Contextual Interpretation of Contractual Language
The court analyzed the language within the stock purchase agreement, particularly Section 4.20, which asserted that Data Systems was not in default on its contracts. Defendants argued that, according to the specific language of the license agreements, a default could only be declared after a formal ruling by an arbitrator or a court. The court rejected this narrow interpretation, clarifying that the definition of default also encompassed a failure to fulfill obligations under the agreements. This broader interpretation allowed the court to assess whether the defendants made a false representation regarding the enforceability of those contracts, suggesting that the mere act of granting licenses to Pitney Bowes could constitute a default. As such, the court concluded that the context of the agreements supported the plaintiff's claims of misrepresentation.
Tort Claims vs. Contractual Duties
The court addressed the defendants' argument that the presence of a contractual obligation barred any tort claims for misrepresentation.

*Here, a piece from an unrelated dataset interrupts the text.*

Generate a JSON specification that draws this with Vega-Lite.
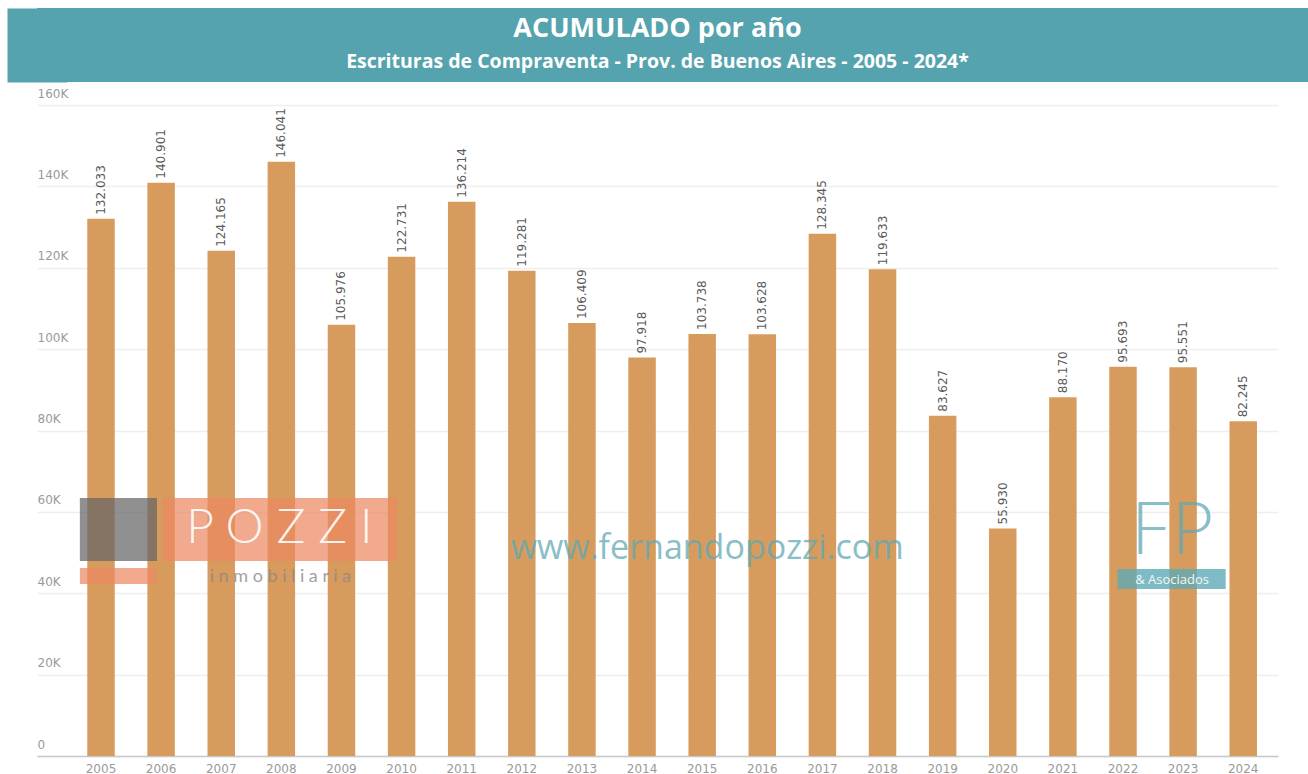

It clarified that a party could maintain a tort claim for misrepresentation if the alleged misrepresentation pertained to a present or pre-existing fact rather than a promise of future performance. The court determined that the misrepresentation claims brought by Graphic did not solely rely on the contractual duties outlined in the stock purchase agreement but were instead based on general tort duties to refrain from making false statements about material facts. This distinction was pivotal in allowing the claims to proceed despite the existence of a contract, as the court recognized an independent tort duty existed irrespective of the contractual terms.
Evaluation of Potential Fraudulent Intent
The court examined the requirement for showing fraudulent intent under the misrepresentation claims. It noted that the defendants contended that Graphic could not prove the requisite fraudulent intent necessary to support the claims. However, the court pointed out that the focus of the claims was on the truthfulness of the representations made regarding Data Systems' contract status rather than the subjective intent of the defendants. By finding that there were sufficient factual disputes regarding whether the representations were false, the court established that the question of intent was also a matter for the jury to determine. Therefore, the court's rejection of the defendants' argument reinforced the viability of Graphic's claims.
Conclusion on Summary Judgment Motions
Ultimately, the court denied the defendants' motions for summary judgment with regard to the claims of fraudulent and negligent misrepresentation, citing the existence of genuine issues of material fact. The court's analysis highlighted the importance of contextual interpretation of contractual language, the distinction between tort claims and contractual duties, and the handling of intent in misrepresentation claims. The ruling underscored the principle that misrepresentation claims could be pursued where material facts were allegedly misrepresented, independent of contractual obligations. The court did, however, grant summary judgment on the specific claim of misrepresentation in a sales transaction, which it found to be separately non-cognizable under Kansas law.